NASA and military are using a whole lot of different technologies and languages, including, but not limited to assembly, C, C++, ADA, Haskell, Coq, Python and Java. Saying they use C++ for correctness, when they are using Coq or Haskell as well, is again - exaggeration. I believe they use C/C++ more for performance / low memory overhead rather than its correctness related features.
At least when compiled with emscripten, the same memory-access-related optimizations used in native code also apply to cross-compiled JS code since the memory layout is exactly the same. emscripten uses a big linear memory buffer (a single big JS typed array) as heap and dlmalloc for dynamic memory management within this heap. If your code is cache-friendly in the natively compiled version of the code it will also be cache friendly in emscripten compiled code. Cheerp seemt to use a different approach though and seems to generate 'traditional' high level JS objects (which also means it requires garbage collection, which emscripten generated code doesn't).

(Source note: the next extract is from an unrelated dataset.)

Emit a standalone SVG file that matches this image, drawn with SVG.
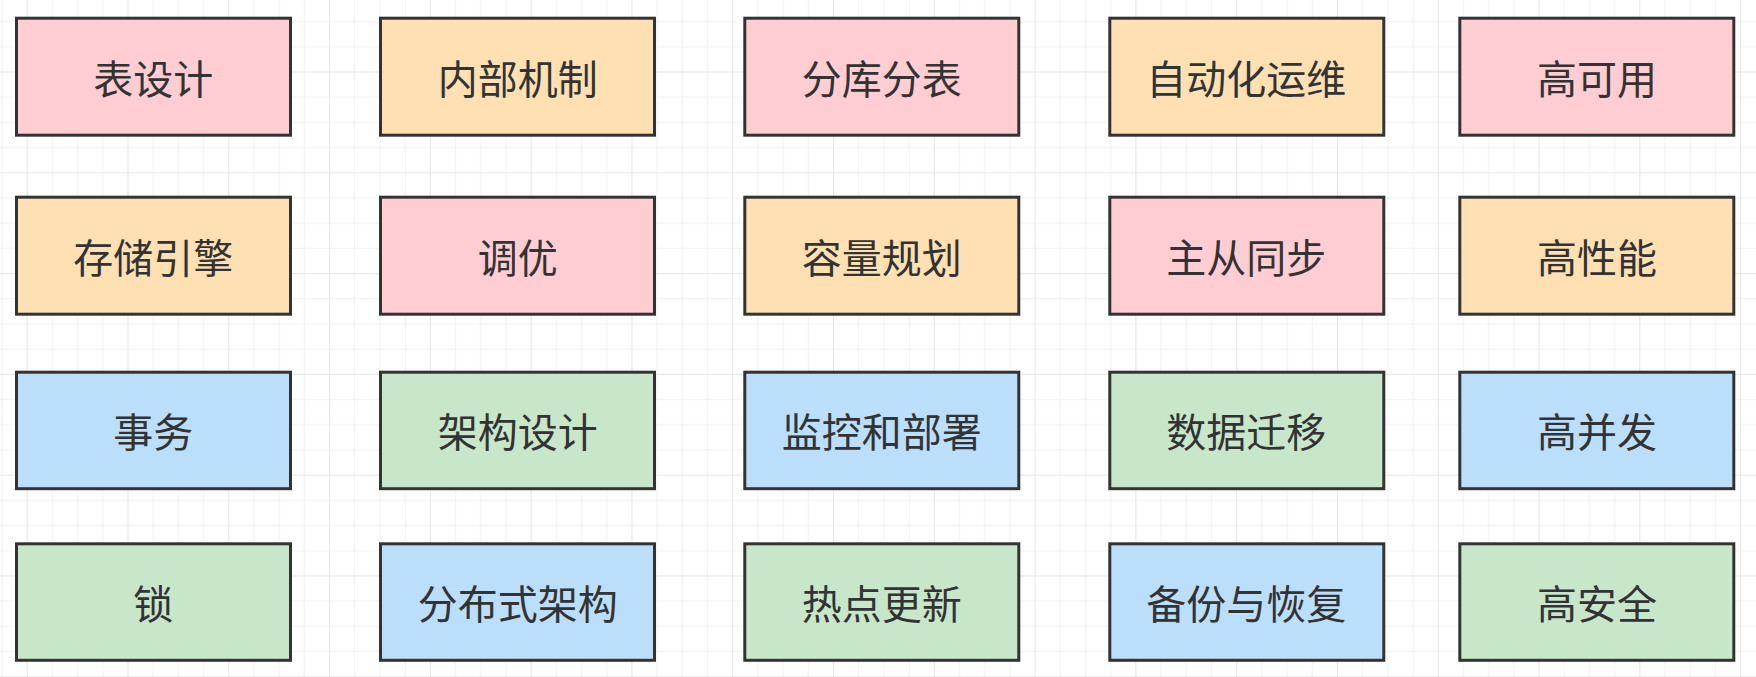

You do get some of those performance benefits when you cross-compile. JS VMs have different paths for different types of code and the type of code that Emscripten produces goes through a faster path because more is known about the code ahead of time.
You also get 1.4MB of code, which takes 1 hour to load on a mobile connection, and reimplements functionality that host JS/Browser provides which goes much quicker ;) Most C++ code does not care about compiled size(especially with templates!!!), but JS code often does, so is written in a smaller way.
True, you need to be sensible about compiled code size which traditionally wasn't important for C/C++ code, and it's also true that the C++ std lib or careless use oft templates can bloat the code size. On the other hand, three.js which is basically the standard lib for 3D rendering on the web comes at 0.5 MB minified, which isn't exactly small either ;)